Question

expand each expression and combine like terms if possible
4(x-2)

Answer

**step1** Understanding the expression

The expression given is $$4(x-2)$$. This means we need to find the value of 4 groups of the quantity $$(x-2)$$. In simpler terms, we are multiplying the number 4 by everything inside the parentheses.

**step2** Applying the multiplication principle to the first term

When we multiply a number by an expression inside parentheses, we distribute the multiplication to each part inside. First, we multiply 4 by $$x$$.
$$4 \times x = 4x$$
This means we have 4 times the value of $$x$$.

**step3** Applying the multiplication principle to the second term

Next, we multiply 4 by the second term inside the parentheses, which is $$-2$$.
$$4 \times (-2) = -8$$
This means we have 4 groups of negative 2, which results in negative 8.

**step4** Combining the expanded terms

Now, we combine the results from our multiplications. We had $$4x$$ from multiplying 4 by $$x$$, and we had $$-8$$ from multiplying 4 by $$-2$$.
So, the expanded expression is $$4x - 8$$.

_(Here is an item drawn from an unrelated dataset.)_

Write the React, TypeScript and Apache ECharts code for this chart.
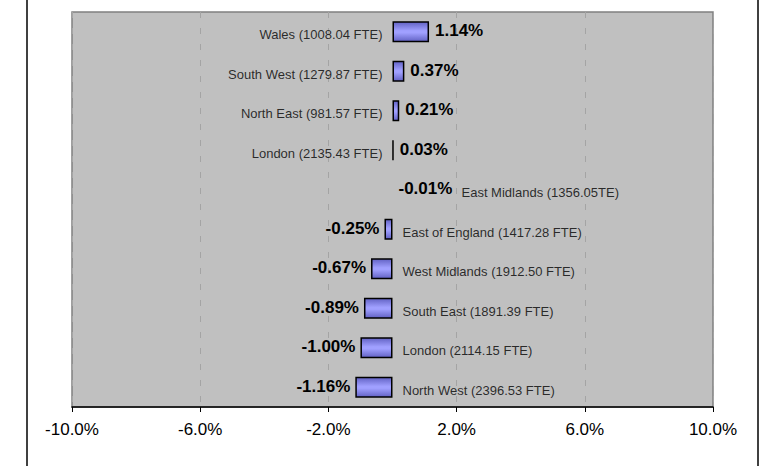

**step5** Checking for like terms

Finally, we look to see if there are any "like terms" that can be combined. A "like term" means they have the same variable part (or no variable part). In the expression $$4x - 8$$, the term $$4x$$ has the variable $$x$$, and the term $$-8$$ is a constant number. Since they are different types of terms (one has $$x$$ and the other does not), they cannot be combined further. Therefore, the expression is fully expanded and simplified.